## BEGIN

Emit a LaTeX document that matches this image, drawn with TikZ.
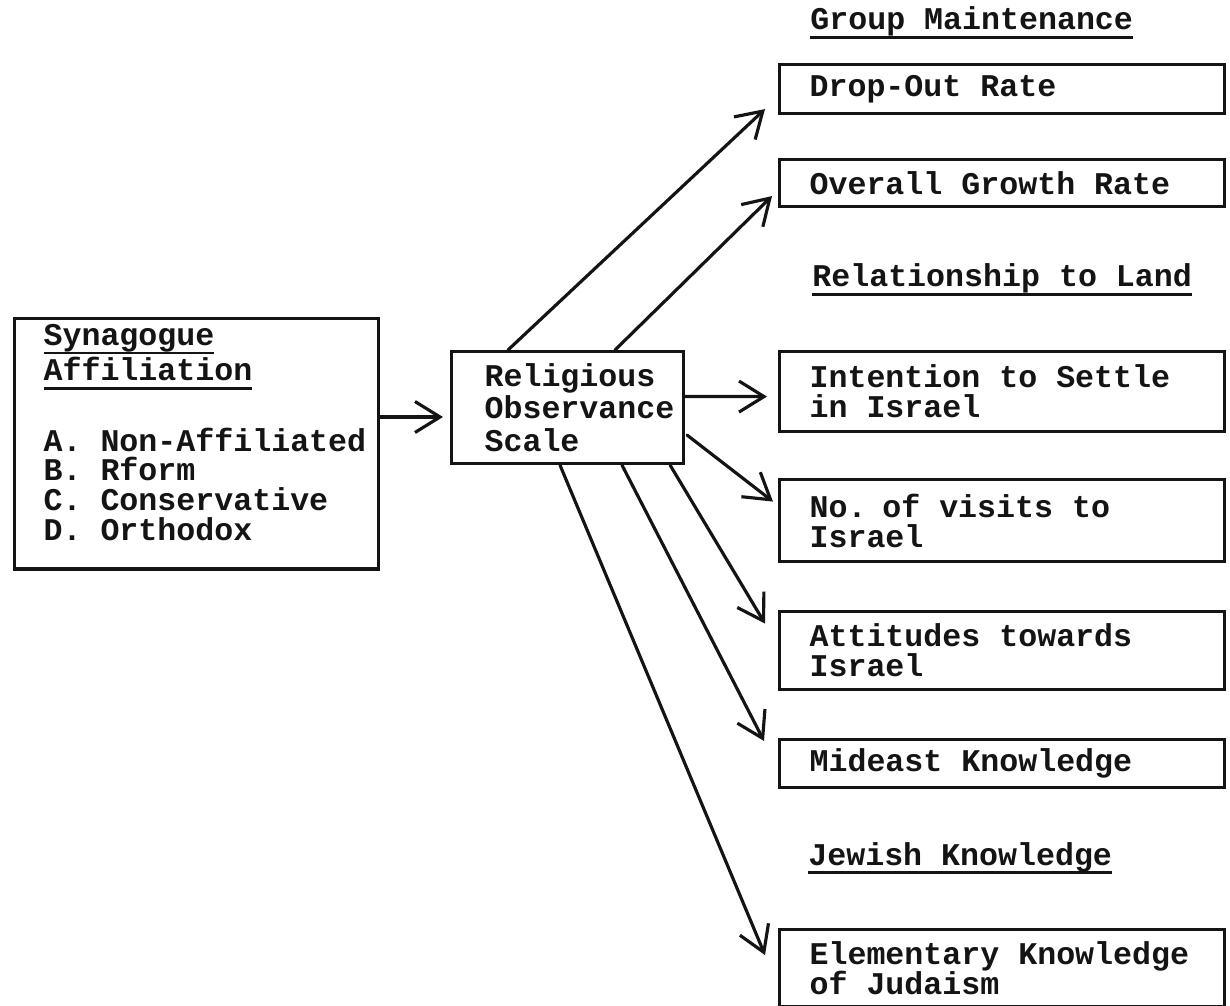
\documentclass[tikz,border=0pt]{standalone}
\usepackage{fontspec}
\newfontfamily\typefont{Liberation Mono}
\usepackage{tikz}
\usetikzlibrary{arrows.meta, positioning, calc}
\definecolor{inkcolor}{RGB}{20, 20, 20}
\hyphenpenalty=10000
\exhyphenpenalty=10000
\newlength{\ulwidth}
\newcommand{\typeul}[1]{\leavevmode\settowidth{\ulwidth}{#1}\rlap{\rule[-5pt]{\ulwidth}{1.4pt}}#1}
\tikzstyle{itembox} = [
    rectangle,
    anchor=north west,
    minimum width=8.9cm,
    text width=7.7cm,
    inner xsep=0.6cm,
    inner ysep=0pt,
    align=left,
    draw=inkcolor,
    line width=1.8pt
]
\tikzstyle{scalebox} = [
    rectangle,
    anchor=north west,
    minimum width=4.64cm,
    minimum height=2.24cm,
    text width=3.32cm,
    inner xsep=0.66cm,
    align=left,
    draw=inkcolor,
    line width=1.8pt
]
\tikzstyle{sourcebox} = [
    rectangle,
    anchor=north west,
    minimum width=7.28cm,
    minimum height=4.96cm,
    text width=6.12cm,
    inner xsep=0.58cm,
    align=left,
    draw=inkcolor,
    line width=1.8pt
]
\tikzstyle{headline} = [
    anchor=base west,
    inner sep=0pt
]
\tikzstyle{arrow} = [
    -{Straight Barb[length=0.5cm, width=0.62cm]},
    line width=1.8pt,
    line cap=round,
    line join=round,
    color=inkcolor
]
\begin{document}
\begin{tikzpicture}[x=0.02cm, y=-0.02cm, font={\typefont\bfseries\fontsize{18pt}{17pt}\selectfont\lineskiplimit=-20pt}, execute at begin node={\spaceskip=0.6em\relax}, color=inkcolor]
\useasboundingbox (0,0) rectangle (1230,1006);

% Source: synagogue affiliation
\node[sourcebox] (syn) at (13, 317) {
    \typeul{Synagogue}\\[3pt]
    \typeul{Affiliation}\\[23pt]
    A.~Non-Affiliated\\
    B.~Rform\\
    C.~Conservative\\
    D.~Orthodox\rule[-0.45cm]{0pt}{0pt}
};

% Middle: observance scale
\node[scalebox] (rel) at (450, 350) {
    Religious\\[1.5pt]
    Observance\\[1.5pt]
    Scale
};

% Group 1: Group Maintenance
\node[headline] (grouphead) at (810, 30) {\typeul{Group Maintenance}};
\node[itembox, minimum height=0.98cm] (drop) at (778, 63) {Drop-Out Rate};
\node[itembox, minimum height=0.94cm] (grow) at (778, 158) {Overall Growth Rate};

% Group 2: Relationship to Land
\node[headline] (landhead) at (812, 287) {\typeul{Relationship to Land}};
\node[itembox, minimum height=1.6cm] (settle) at (778, 350) {Intention to Settle\\in Israel};
\node[itembox, minimum height=1.64cm] (visits) at (778, 478) {No. of visits to\\Israel};
\node[itembox, minimum height=1.56cm] (attit) at (778, 610) {Attitudes towards\\Israel};
\node[itembox, minimum height=0.96cm] (mideast) at (778, 738) {Mideast Knowledge};

% Group 3: Jewish Knowledge
\node[headline] (jewhead) at (808, 865) {\typeul{Jewish Knowledge}};
\node[itembox, minimum height=1.54cm] (elem) at (778, 928) {Elementary Knowledge\\of Judaism};

% Arrow into the scale
\draw[arrow] ($(syn.north east)+(0,100)$) -- ($(rel.north west)+(-7,67)$);

% Arrows out of the scale
\draw[arrow] ($(rel.north west)+(58,0)$) -- ($(drop.west)+(-13,20)$);
\draw[arrow] ($(rel.north west)+(165,0)$) -- ($(grow.west)+(-6,13)$);
\draw[arrow] ($(rel.east)+(0,-11)$) -- ($(settle.west)+(-11,5)$);
\draw[arrow] ($(rel.south east)+(2,-30)$) -- ($(visits.west)+(-5,-19)$);
\draw[arrow] ($(rel.south east)+(-15,0)$) -- ($(attit.west)+(-13,-27)$);
\draw[arrow] ($(rel.south west)+(172,0)$) -- ($(mideast.north west)+(-14,3)$);
\draw[arrow] ($(rel.south west)+(110,0)$) -- ($(elem.west)+(-13,-13)$);

\end{tikzpicture}
\end{document}
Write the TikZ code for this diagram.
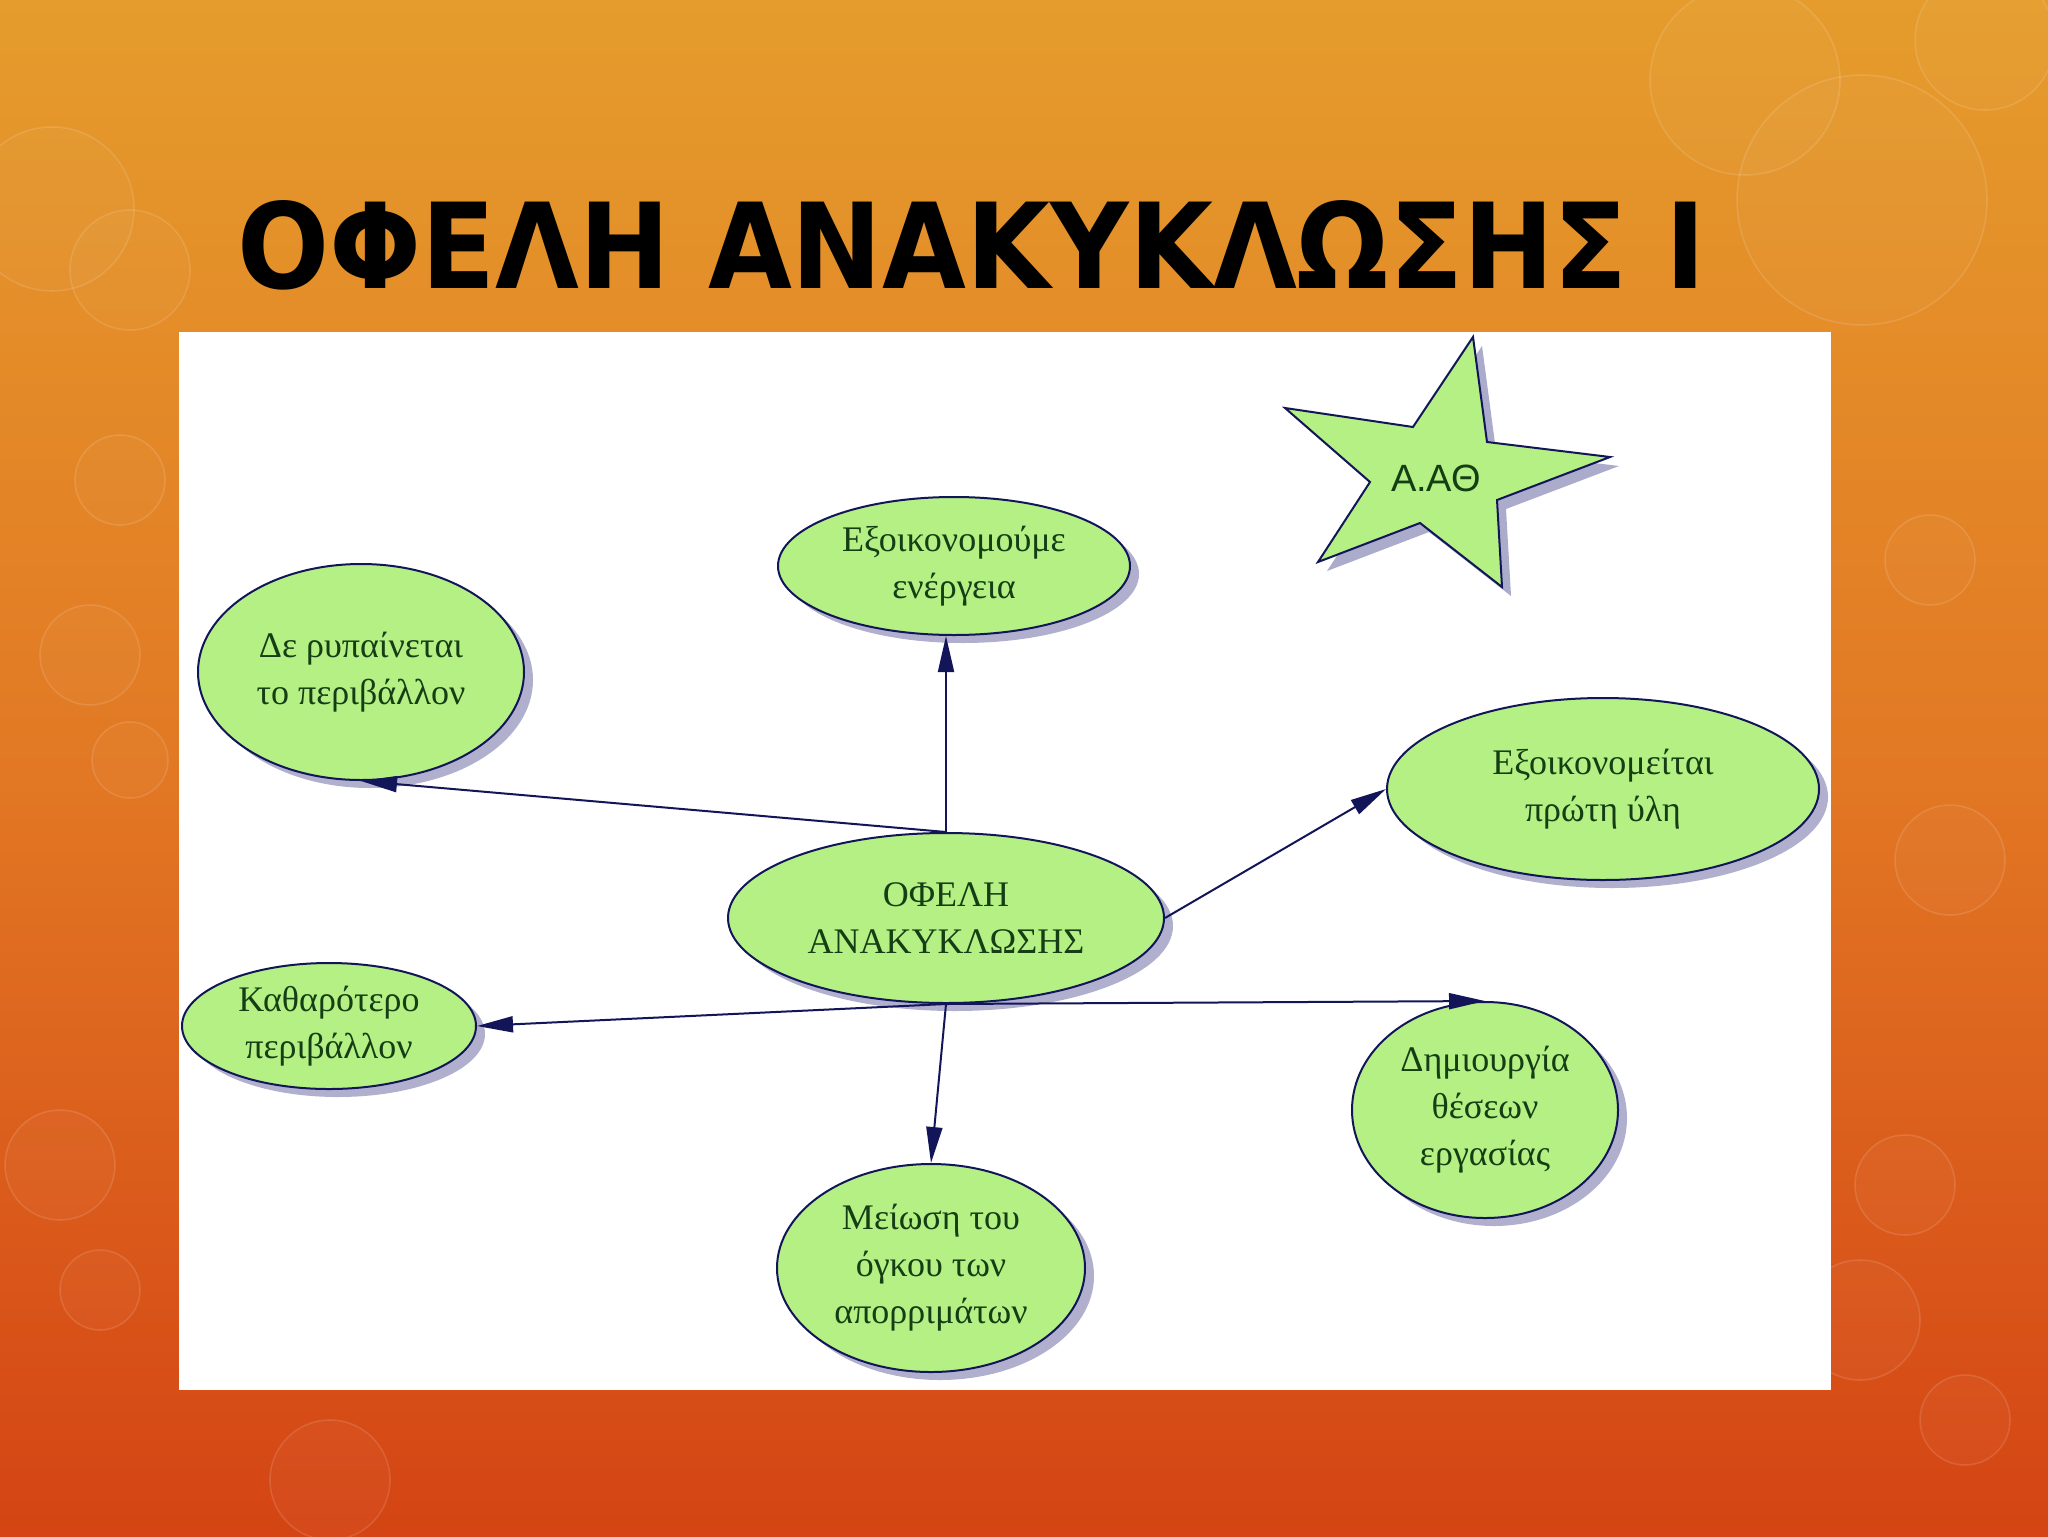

## END

**Task goal**
Starting at the top of the listing above, please restate word for word each line up to and including the one that holds "(0,0) rectangle (1230,1006);", omitting every image.

**Answer for the task**
Emit a LaTeX document that matches this image, drawn with TikZ.
\documentclass[tikz,border=0pt]{standalone}
\usepackage{fontspec}
\newfontfamily\typefont{Liberation Mono}
\usepackage{tikz}
\usetikzlibrary{arrows.meta, positioning, calc}
\definecolor{inkcolor}{RGB}{20, 20, 20}
\hyphenpenalty=10000
\exhyphenpenalty=10000
\newlength{\ulwidth}
\newcommand{\typeul}[1]{\leavevmode\settowidth{\ulwidth}{#1}\rlap{\rule[-5pt]{\ulwidth}{1.4pt}}#1}
\tikzstyle{itembox} = [
    rectangle,
    anchor=north west,
    minimum width=8.9cm,
    text width=7.7cm,
    inner xsep=0.6cm,
    inner ysep=0pt,
    align=left,
    draw=inkcolor,
    line width=1.8pt
]
\tikzstyle{scalebox} = [
    rectangle,
    anchor=north west,
    minimum width=4.64cm,
    minimum height=2.24cm,
    text width=3.32cm,
    inner xsep=0.66cm,
    align=left,
    draw=inkcolor,
    line width=1.8pt
]
\tikzstyle{sourcebox} = [
    rectangle,
    anchor=north west,
    minimum width=7.28cm,
    minimum height=4.96cm,
    text width=6.12cm,
    inner xsep=0.58cm,
    align=left,
    draw=inkcolor,
    line width=1.8pt
]
\tikzstyle{headline} = [
    anchor=base west,
    inner sep=0pt
]
\tikzstyle{arrow} = [
    -{Straight Barb[length=0.5cm, width=0.62cm]},
    line width=1.8pt,
    line cap=round,
    line join=round,
    color=inkcolor
]
\begin{document}
\begin{tikzpicture}[x=0.02cm, y=-0.02cm, font={\typefont\bfseries\fontsize{18pt}{17pt}\selectfont\lineskiplimit=-20pt}, execute at begin node={\spaceskip=0.6em\relax}, color=inkcolor]
\useasboundingbox (0,0) rectangle (1230,1006);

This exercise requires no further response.